> [STORED DATA]:
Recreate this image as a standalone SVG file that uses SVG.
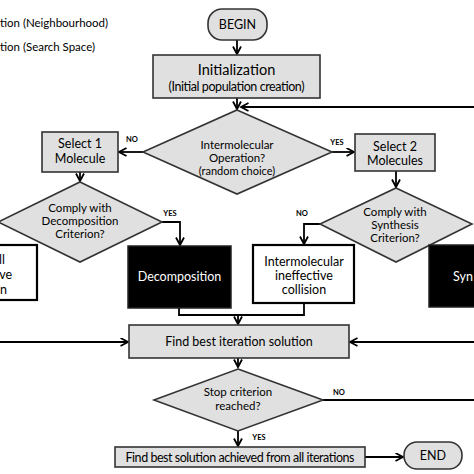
<svg xmlns="http://www.w3.org/2000/svg" width="474" height="474" viewBox="0 0 474 474">
<defs>
<marker id="arr" markerUnits="userSpaceOnUse" markerWidth="10" markerHeight="10" refX="8" refY="4.5" orient="auto">
<path d="M0.5,0.5 L8,4.5 L0.5,8.5" fill="none" stroke="#000" stroke-width="1.8"/>
</marker>
<style>
text{font-family:Lato,"Open Sans","Liberation Sans",sans-serif;fill:#000;text-anchor:middle}
.gray{fill:#e0e0e0;stroke:#333;stroke-width:1.6}
.blk{fill:#000;stroke:#222;stroke-width:1.5}
.wht{fill:#fff;stroke:#000;stroke-width:2.2}
.t12{font-size:12.5px}
.t115{font-size:11.5px}
.t11{font-size:11px}
.t14{font-size:14.5px}
.lab{font-size:7.5px;font-weight:bold}
.con{fill:none;stroke:#000;stroke-width:1.8}
.w{fill:#fff}
</style>
</defs>
<rect width="474" height="474" fill="#fff"/>

<g id="legend">
<text x="0" y="27" class="t115" style="text-anchor:start" textLength="108">tion (Neighbourhood)</text>
<text x="0" y="51" class="t115" style="text-anchor:start" textLength="95">tion (Search Space)</text>
</g>

<g id="connectors">
<path class="con" d="M237,40 V54" marker-end="url(#arr)"/>
<path class="con" d="M237,98 V109" marker-end="url(#arr)"/>
<path class="con" d="M474,107 H241" marker-end="url(#arr)"/>
<path class="con" d="M143,152 H119" marker-end="url(#arr)"/>
<path class="con" d="M332,152 H354" marker-end="url(#arr)"/>
<path class="con" d="M80,172 V181" marker-end="url(#arr)"/>
<path class="con" d="M396,171 V187" marker-end="url(#arr)"/>
<path class="con" d="M162,222 H180 V245" marker-end="url(#arr)"/>
<path class="con" d="M320,224 H304 V244" marker-end="url(#arr)"/>
<path class="con" d="M179,308 V315 H304 V303"/>
<path class="con" d="M238,315 V324" marker-end="url(#arr)"/>
<path class="con" d="M0,342 H128" marker-end="url(#arr)"/>
<path class="con" d="M474,342 H350" marker-end="url(#arr)"/>
<path class="con" d="M238,358 V367" marker-end="url(#arr)"/>
<path class="con" d="M323,400 H474"/>
<path class="con" d="M238,431 V446" marker-end="url(#arr)"/>
<path class="con" d="M365,457 H403" marker-end="url(#arr)"/>
<text x="132" y="142" class="lab">NO</text>
<text x="337" y="145" class="lab">YES</text>
<text x="170" y="216" class="lab">YES</text>
<text x="302" y="216" class="lab">NO</text>
<text x="339" y="395" class="lab">NO</text>
<text x="259" y="440" class="lab">YES</text>
</g>

<g id="begin">
<rect x="208" y="9" width="59" height="31" rx="14" class="gray"/>
<text x="237.5" y="29" class="t12">BEGIN</text>
</g>

<g id="init">
<rect x="153" y="55" width="167" height="43" class="gray"/>
<text x="236.5" y="75" class="t14">Initialization</text>
<text x="236.5" y="91" class="t12" textLength="136">(Initial population creation)</text>
</g>

<g id="op">
<polygon points="237,110 332,152 237,194 143,152" class="gray"/>
<text x="237" y="149" class="t115">Intermolecular</text>
<text x="237" y="162" class="t115">Operation?</text>
<text x="237" y="175" class="t11">(random choice)</text>
</g>

<g id="sel1">
<rect x="42" y="132" width="76" height="40" class="gray"/>
<text x="80" y="148" class="t12">Select 1</text>
<text x="80" y="163" class="t12">Molecule</text>
</g>

<g id="sel2">
<rect x="355" y="134" width="80" height="37" class="gray"/>
<text x="395" y="151" class="t12">Select 2</text>
<text x="395" y="165" class="t12">Molecules</text>
</g>

<g id="decompCrit">
<polygon points="80,182 162,222 80,262 -2,222" class="gray"/>
<text x="80" y="212" class="t115">Comply with</text>
<text x="80" y="225" class="t115">Decomposition</text>
<text x="80" y="238" class="t115">Criterion?</text>
</g>

<g id="synthCrit">
<polygon points="396,188 472,224 396,262 320,224" class="gray"/>
<text x="395" y="216" class="t115">Comply with</text>
<text x="395" y="229" class="t115">Synthesis</text>
<text x="395" y="242" class="t115">Criterion?</text>
</g>

<g id="onwall">
<rect x="-70" y="245" width="107" height="55" class="wht"/>
<text x="5" y="264" class="t12" style="text-anchor:end">ll</text>
<text x="12" y="279" class="t12" style="text-anchor:end">ve</text>
<text x="7" y="294" class="t12" style="text-anchor:end">n</text>
</g>

<g id="decomp">
<rect x="128" y="246" width="103" height="62" class="blk"/>
<text x="179.5" y="281" class="t12 w">Decomposition</text>
</g>

<g id="interIneff">
<rect x="253" y="245" width="101" height="58" class="wht"/>
<text x="304" y="266" class="t12">Intermolecular</text>
<text x="304" y="280" class="t12">ineffective</text>
<text x="304" y="294" class="t12">collision</text>
</g>

<g id="synth">
<rect x="429" y="245" width="60" height="62" class="blk"/>
<text x="453" y="281" class="t12 w" style="text-anchor:start">Syn</text>
</g>

<g id="bestIter">
<rect x="129" y="325" width="220" height="33" class="gray"/>
<text x="239" y="346" class="t12">Find best iteration solution</text>
</g>

<g id="stop">
<polygon points="238,369 323,400 238,431 154,400" class="gray"/>
<text x="238" y="396" class="t115">Stop criterion</text>
<text x="238" y="409.5" class="t115">reached?</text>
</g>

<g id="bestAll">
<rect x="115" y="447" width="250" height="20" class="gray"/>
<text x="240" y="461.5" class="t12" textLength="229">Find best solution achieved from all iterations</text>
</g>

<g id="end">
<rect x="404" y="442" width="58" height="27" rx="13" class="gray"/>
<text x="433" y="460" class="t12">END</text>
</g>
</svg>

> [STATED TASK]: Give back the whole listing as it stands, minus its pictures.

> [EXERCISE RESPONSE]:
Recreate this image as a standalone SVG file that uses SVG.
<svg xmlns="http://www.w3.org/2000/svg" width="474" height="474" viewBox="0 0 474 474">
<defs>
<marker id="arr" markerUnits="userSpaceOnUse" markerWidth="10" markerHeight="10" refX="8" refY="4.5" orient="auto">
<path d="M0.5,0.5 L8,4.5 L0.5,8.5" fill="none" stroke="#000" stroke-width="1.8"/>
</marker>
<style>
text{font-family:Lato,"Open Sans","Liberation Sans",sans-serif;fill:#000;text-anchor:middle}
.gray{fill:#e0e0e0;stroke:#333;stroke-width:1.6}
.blk{fill:#000;stroke:#222;stroke-width:1.5}
.wht{fill:#fff;stroke:#000;stroke-width:2.2}
.t12{font-size:12.5px}
.t115{font-size:11.5px}
.t11{font-size:11px}
.t14{font-size:14.5px}
.lab{font-size:7.5px;font-weight:bold}
.con{fill:none;stroke:#000;stroke-width:1.8}
.w{fill:#fff}
</style>
</defs>
<rect width="474" height="474" fill="#fff"/>

<g id="legend">
<text x="0" y="27" class="t115" style="text-anchor:start" textLength="108">tion (Neighbourhood)</text>
<text x="0" y="51" class="t115" style="text-anchor:start" textLength="95">tion (Search Space)</text>
</g>

<g id="connectors">
<path class="con" d="M237,40 V54" marker-end="url(#arr)"/>
<path class="con" d="M237,98 V109" marker-end="url(#arr)"/>
<path class="con" d="M474,107 H241" marker-end="url(#arr)"/>
<path class="con" d="M143,152 H119" marker-end="url(#arr)"/>
<path class="con" d="M332,152 H354" marker-end="url(#arr)"/>
<path class="con" d="M80,172 V181" marker-end="url(#arr)"/>
<path class="con" d="M396,171 V187" marker-end="url(#arr)"/>
<path class="con" d="M162,222 H180 V245" marker-end="url(#arr)"/>
<path class="con" d="M320,224 H304 V244" marker-end="url(#arr)"/>
<path class="con" d="M179,308 V315 H304 V303"/>
<path class="con" d="M238,315 V324" marker-end="url(#arr)"/>
<path class="con" d="M0,342 H128" marker-end="url(#arr)"/>
<path class="con" d="M474,342 H350" marker-end="url(#arr)"/>
<path class="con" d="M238,358 V367" marker-end="url(#arr)"/>
<path class="con" d="M323,400 H474"/>
<path class="con" d="M238,431 V446" marker-end="url(#arr)"/>
<path class="con" d="M365,457 H403" marker-end="url(#arr)"/>
<text x="132" y="142" class="lab">NO</text>
<text x="337" y="145" class="lab">YES</text>
<text x="170" y="216" class="lab">YES</text>
<text x="302" y="216" class="lab">NO</text>
<text x="339" y="395" class="lab">NO</text>
<text x="259" y="440" class="lab">YES</text>
</g>

<g id="begin">
<rect x="208" y="9" width="59" height="31" rx="14" class="gray"/>
<text x="237.5" y="29" class="t12">BEGIN</text>
</g>

<g id="init">
<rect x="153" y="55" width="167" height="43" class="gray"/>
<text x="236.5" y="75" class="t14">Initialization</text>
<text x="236.5" y="91" class="t12" textLength="136">(Initial population creation)</text>
</g>

<g id="op">
<polygon points="237,110 332,152 237,194 143,152" class="gray"/>
<text x="237" y="149" class="t115">Intermolecular</text>
<text x="237" y="162" class="t115">Operation?</text>
<text x="237" y="175" class="t11">(random choice)</text>
</g>

<g id="sel1">
<rect x="42" y="132" width="76" height="40" class="gray"/>
<text x="80" y="148" class="t12">Select 1</text>
<text x="80" y="163" class="t12">Molecule</text>
</g>

<g id="sel2">
<rect x="355" y="134" width="80" height="37" class="gray"/>
<text x="395" y="151" class="t12">Select 2</text>
<text x="395" y="165" class="t12">Molecules</text>
</g>

<g id="decompCrit">
<polygon points="80,182 162,222 80,262 -2,222" class="gray"/>
<text x="80" y="212" class="t115">Comply with</text>
<text x="80" y="225" class="t115">Decomposition</text>
<text x="80" y="238" class="t115">Criterion?</text>
</g>

<g id="synthCrit">
<polygon points="396,188 472,224 396,262 320,224" class="gray"/>
<text x="395" y="216" class="t115">Comply with</text>
<text x="395" y="229" class="t115">Synthesis</text>
<text x="395" y="242" class="t115">Criterion?</text>
</g>

<g id="onwall">
<rect x="-70" y="245" width="107" height="55" class="wht"/>
<text x="5" y="264" class="t12" style="text-anchor:end">ll</text>
<text x="12" y="279" class="t12" style="text-anchor:end">ve</text>
<text x="7" y="294" class="t12" style="text-anchor:end">n</text>
</g>

<g id="decomp">
<rect x="128" y="246" width="103" height="62" class="blk"/>
<text x="179.5" y="281" class="t12 w">Decomposition</text>
</g>

<g id="interIneff">
<rect x="253" y="245" width="101" height="58" class="wht"/>
<text x="304" y="266" class="t12">Intermolecular</text>
<text x="304" y="280" class="t12">ineffective</text>
<text x="304" y="294" class="t12">collision</text>
</g>

<g id="synth">
<rect x="429" y="245" width="60" height="62" class="blk"/>
<text x="453" y="281" class="t12 w" style="text-anchor:start">Syn</text>
</g>

<g id="bestIter">
<rect x="129" y="325" width="220" height="33" class="gray"/>
<text x="239" y="346" class="t12">Find best iteration solution</text>
</g>

<g id="stop">
<polygon points="238,369 323,400 238,431 154,400" class="gray"/>
<text x="238" y="396" class="t115">Stop criterion</text>
<text x="238" y="409.5" class="t115">reached?</text>
</g>

<g id="bestAll">
<rect x="115" y="447" width="250" height="20" class="gray"/>
<text x="240" y="461.5" class="t12" textLength="229">Find best solution achieved from all iterations</text>
</g>

<g id="end">
<rect x="404" y="442" width="58" height="27" rx="13" class="gray"/>
<text x="433" y="460" class="t12">END</text>
</g>
</svg>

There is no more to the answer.